Operation curve of the third stage of P2

5 Discussion

This study provides a comprehensive way of parameters optimization for multistage horizontal well fracturing in ultra-low permeability reservoirs in Jidong oilfield. The results can be concluded as followed:

  1. (1)

    MSE-G method has proven to be an effective method of staging design and the determination of perforation locations, especially when logging data are hard to acquire.

  2. (2)

    Fracture conductivity need to meet both economic and production requirements. By estimating the cumulative oil production in 3 years and plotting conductivity VS production plot, the point where the increasing rate of cumulative production tends to be flat is considered to be the most suitable conductivity. For P2, the suitable conductivity is 200 mD·ft.

  3. (3)

    Fracture distribution can have a significant influence on cumulative production. Distribution patterns including equidistant distribution, sparse inside and dense outside (SIDO), sparse outside and dense inside (SODI). Fracture spacing too dense may resulted in a very high initial oil recovery rate, and lead to a rapid decline of formation pressure as well as the productivity. In this case, equidistant distribution can reduce stress shadow effect and enable fractures initiate uniformly with no deviation or collapse.

  4. (4)

    Fracture propagate long and wide enough can ensure the conductivity and sand concentration, and reduce construction risk.
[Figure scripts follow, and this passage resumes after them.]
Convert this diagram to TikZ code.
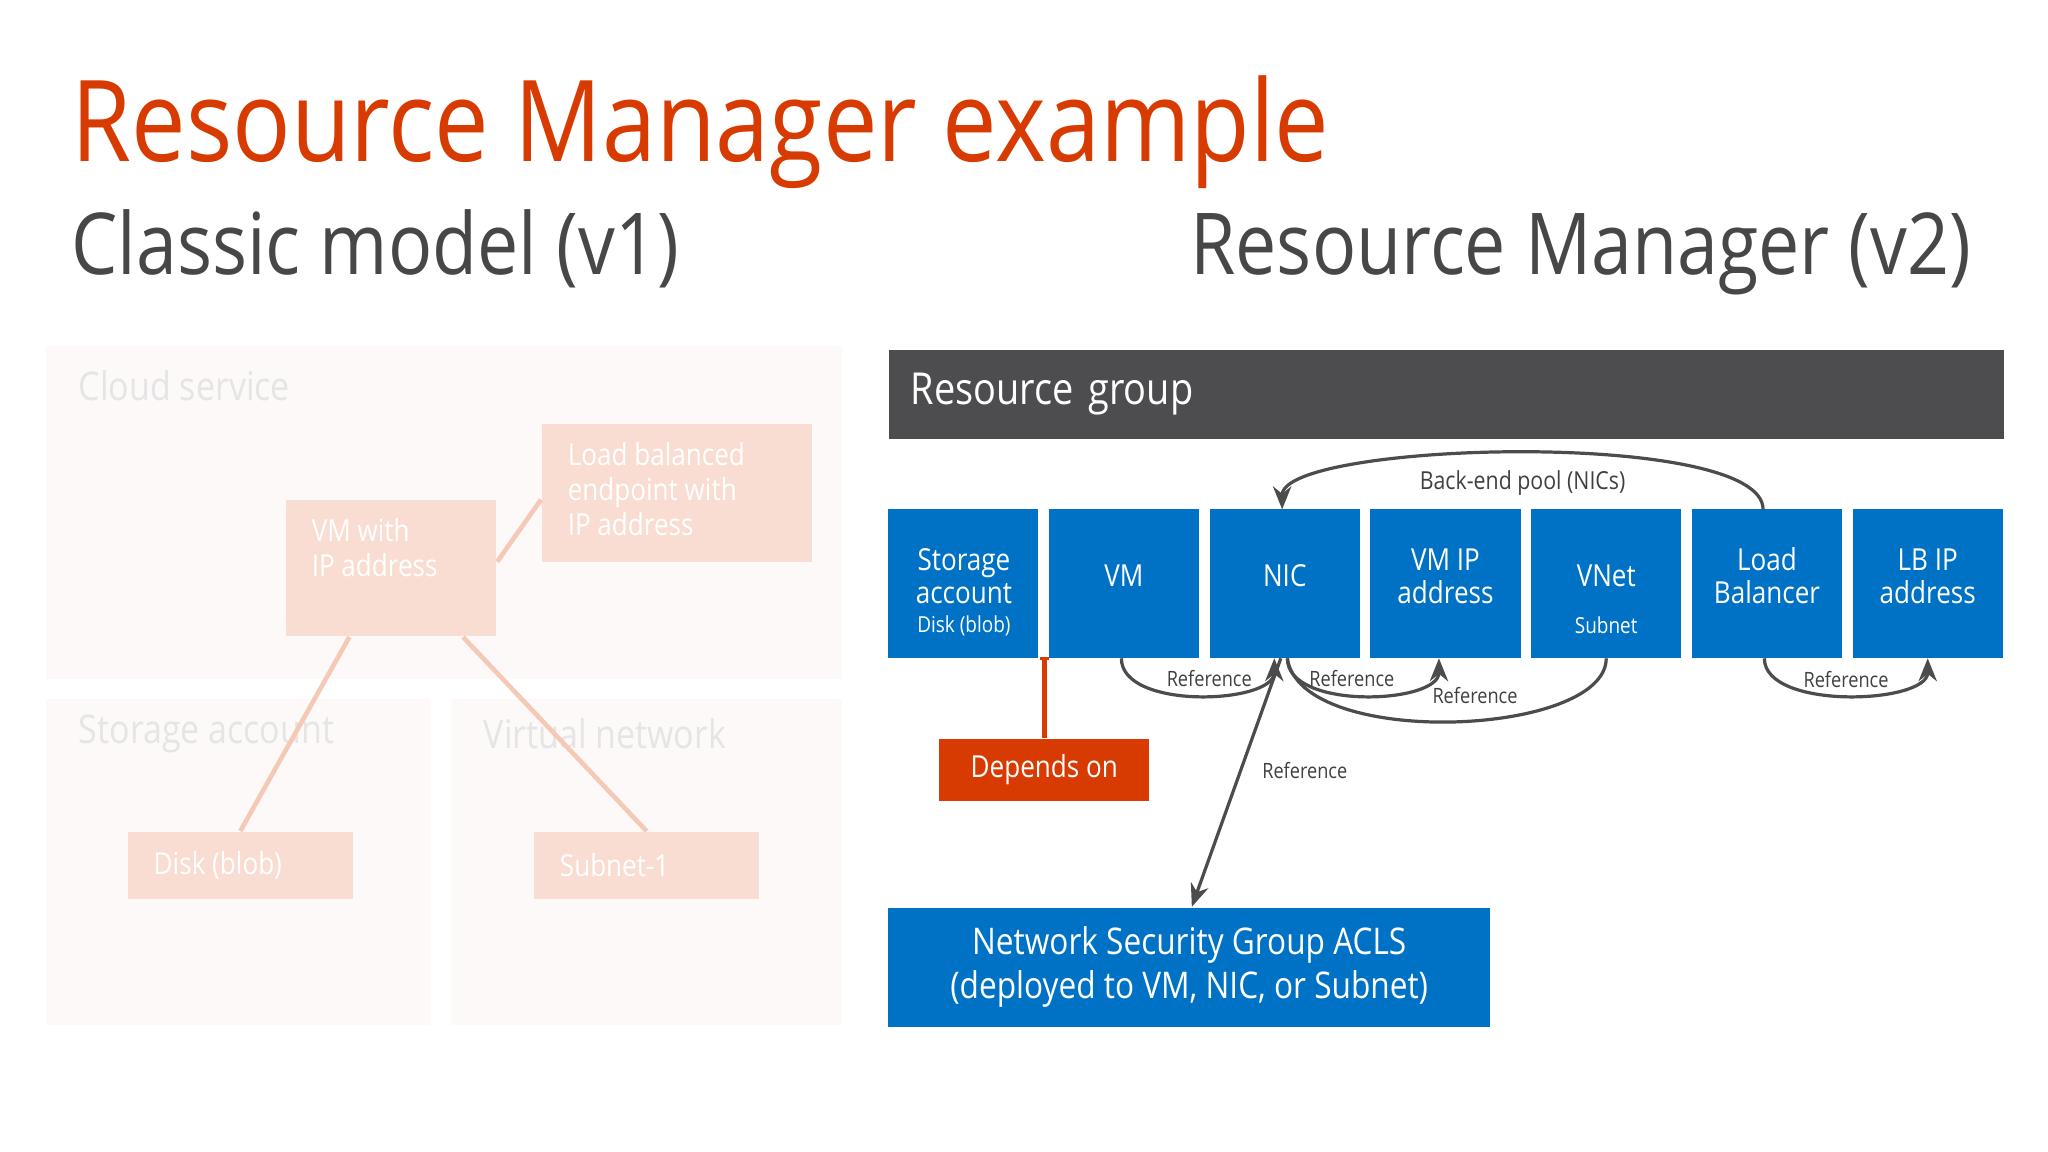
\documentclass[tikz,border=0pt]{standalone}
\usepackage{fontspec}
\setmainfont{Open Sans}[FakeStretch=0.86]
\usetikzlibrary{arrows.meta,positioning}
\definecolor{msorange}{HTML}{D83B01}
\definecolor{msblue}{HTML}{0072C6}
\definecolor{msgray}{HTML}{4D4C4F}
\definecolor{fadepanel}{HTML}{FCF9F8}
\definecolor{fadebox}{HTML}{F9DDD2}
\definecolor{fadeline}{HTML}{F6C9B6}
\begin{document}
\begin{tikzpicture}[x=0.01cm,y=-0.01cm,>={Stealth[length=5pt,width=4pt]},
    res box/.style={fill=msblue,text=white,minimum width=1.15cm,minimum height=1.14cm,
      inner sep=0pt,outer sep=0pt,align=center,font=\fontsize{6.6}{7.2}\selectfont},
    res text/.style={text=white,align=center,inner sep=0pt,font=\fontsize{6.6}{7.2}\selectfont},
    sub text/.style={text=white,inner sep=0pt,font=\fontsize{4.8}{5}\selectfont},
    ref arc/.style={draw=black!70,line width=0.7pt},
    ref label/.style={font=\fontsize{4.6}{5}\selectfont,text=black!75},
    fade panel/.style={fill=fadepanel,draw=none},
    fade box/.style={fill=fadebox,inner sep=0pt},
    fade text/.style={text=white,align=left,inner sep=0pt,font=\fontsize{6.6}{7.6}\selectfont},
    fade title/.style={text=black!10,font=\fontsize{8.6}{10}\selectfont,anchor=west}]
  \useasboundingbox (0,0) rectangle (1568,882);
  % titles
  \node[anchor=base west,text=msorange,font=\fontsize{24.6}{30}\selectfont,inner sep=0pt] (title) at (54,124) {Resource Manager example};
  \node[anchor=base west,text=black!72,font=\fontsize{18.6}{24}\selectfont,inner sep=0pt] (classic) at (54,210) {Classic model (v1)};
  \node[anchor=base east,text=black!72,font=\fontsize{18.6}{24}\selectfont,inner sep=0pt] (armtitle) at (1510,210) {Resource Manager (v2)};
  % classic model (faded)
  \fill[fade panel] (35,265) rectangle (645,520);
  \fill[fade panel] (35,535) rectangle (330,785);
  \fill[fade panel] (345,535) rectangle (645,785);
  \node[fade title] (cloud) at (48,295) {Cloud service};
  \node[fade title] (stor) at (48,562) {Storage account};
  \node[fade title] (vnet1) at (358,562) {Virtual network};
  \node[fade box,minimum width=1.61cm,minimum height=1.04cm] (vmip) at (299.5,435) {};
  \node[fade text,anchor=north west] (vmiptext) at (238,396) {VM with\\IP address};
  \node[fade box,minimum width=2.07cm,minimum height=1.05cm] (lbend) at (518.5,377.5) {};
  \node[fade text,anchor=north west] (lbtext) at (434,338) {Load balanced\\endpoint with\\IP address};
  \node[fade box,minimum width=1.72cm,minimum height=0.51cm] (disk) at (184,662.5) {};
  \node[fade text,anchor=west] (disktext) at (117,662.5) {Disk (blob)};
  \node[fade box,minimum width=1.72cm,minimum height=0.51cm] (subnet1) at (495,662.5) {};
  \node[fade text,anchor=west] (subnettext) at (428,662.5) {Subnet-1};
  \draw[fadeline,line width=1pt] ([yshift=0.05cm]vmip.east) -- ([yshift=-0.05cm]lbend.west);
  \draw[fadeline,line width=1pt] ([xshift=-0.32cm]vmip.south) -- (disk.north);
  \draw[fadeline,line width=1pt] ([xshift=0.55cm]vmip.south) -- (subnet1.north);
  % resource manager
  \node[fill=msgray,text=white,minimum width=8.53cm,minimum height=0.68cm,anchor=north west,
    font=\fontsize{9.6}{10}\selectfont,text width=8.2cm,align=left] (rg) at (680,267) {Resource group};
  \node[res box] (storage) at (737.5,447) {};
  \node[res box,right=0.08cm of storage] (vm) {};
  \node[res box,right=0.08cm of vm] (nic) {};
  \node[res box,right=0.08cm of nic] (vmipaddr) {};
  \node[res box,right=0.08cm of vmipaddr] (vnet) {};
  \node[res box,right=0.08cm of vnet] (lb) {};
  \node[res box,right=0.08cm of lb] (lbip) {};
  \node[res text] at (738,441) {Storage\\account};
  \node[sub text] at (738,479) {Disk (blob)};
  \node[res text] at (vm |- 0,441) {VM};
  \node[res text] at (nic |- 0,441) {NIC};
  \node[res text] at (vmipaddr |- 0,441) {VM IP\\address};
  \node[res text] at (vnet |- 0,441) {VNet};
  \node[sub text] at (vnet |- 0,479) {Subnet};
  \node[res text] at (lb |- 0,441) {Load\\Balancer};
  \node[res text] at (lbip |- 0,441) {LB IP\\address};
  \node[fill=msorange,text=white,minimum width=1.61cm,minimum height=0.47cm,
    font=\fontsize{6.6}{7.4}\selectfont] (depends) at (799.5,589.5) {Depends on};
  \node[fill=msblue,text=white,minimum width=4.61cm,minimum height=0.91cm,align=center,
    font=\fontsize{8}{9.6}\selectfont] (nsg) at (910.5,740.5) {Network Security Group ACLS\\(deployed to VM, NIC, or Subnet)};
  % connectors
  \draw[msorange,line width=1pt] (depends.north) -- (depends.north |- storage.south east) coordinate (dtop);
  \draw[msorange,line width=0.6pt] ([xshift=-1pt]dtop) -- ([xshift=1pt]dtop);
  \draw[ref arc,->] ([xshift=-0.03cm]lb.north) .. controls +(0,-62) and +(0,-52) .. ([xshift=-0.02cm]nic.north)
    node[pos=0.5,below=0pt,ref label,font=\fontsize{5.4}{6}\selectfont] (pool) {Back-end pool (NICs)};
  \draw[ref arc,->] ([xshift=-0.02cm]vm.south) .. controls +(0,40) and +(0,35) .. ([xshift=-0.08cm]nic.south)
    node[pos=0.55,above=-2pt,ref label] {Reference};
  \draw[ref arc,->] ([xshift=0.02cm]nic.south) .. controls +(0,40) and +(0,35) .. ([xshift=-0.05cm]vmipaddr.south)
    node[pos=0.45,above=-2pt,ref label] {Reference};
  \draw[ref arc] ([xshift=0.02cm]nic.south) .. controls +(10,70) and +(0,60) .. (vnet.south)
    node[pos=0.55,above=0pt,ref label] {Reference};
  \draw[ref arc,->] ([xshift=-0.02cm]lb.south) .. controls +(0,40) and +(0,35) .. (lbip.south)
    node[pos=0.5,above=-2pt,ref label] {Reference};
  \draw[ref arc,->] ([xshift=-0.03cm]nic.south) -- ([xshift=0.02cm]nsg.north)
    node[pos=0.45,right=1pt,ref label] {Reference};
\end{tikzpicture}
\end{document}
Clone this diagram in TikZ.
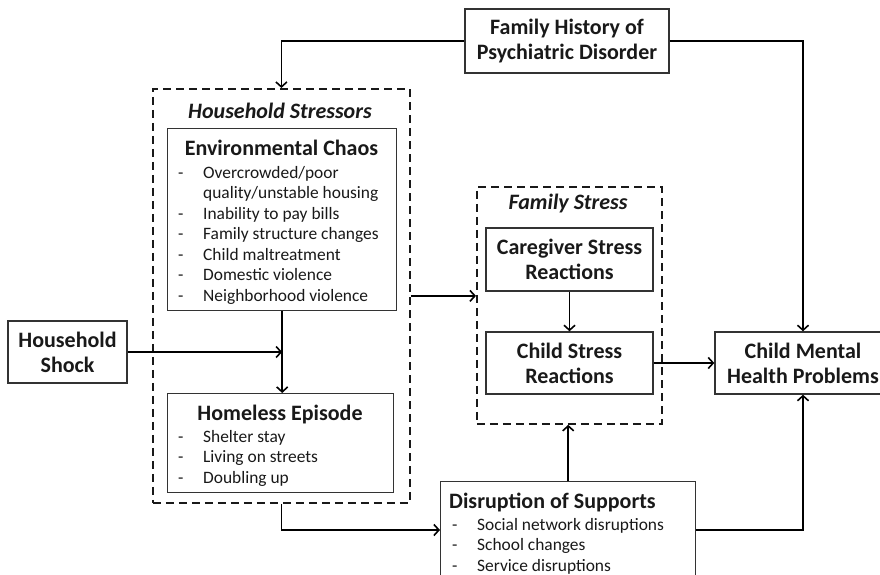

The most suitable fracture morphology is achieved by changing cluster spacing, perforation lengths and pumping rate.

Through the close combination of reservoir numerical model and single well fracturing models, the accuracy of simulation results increased a lot and can help guiding the horizontal well fracturing design of the ultra-low permeability reservoirs in Jidong oilfield.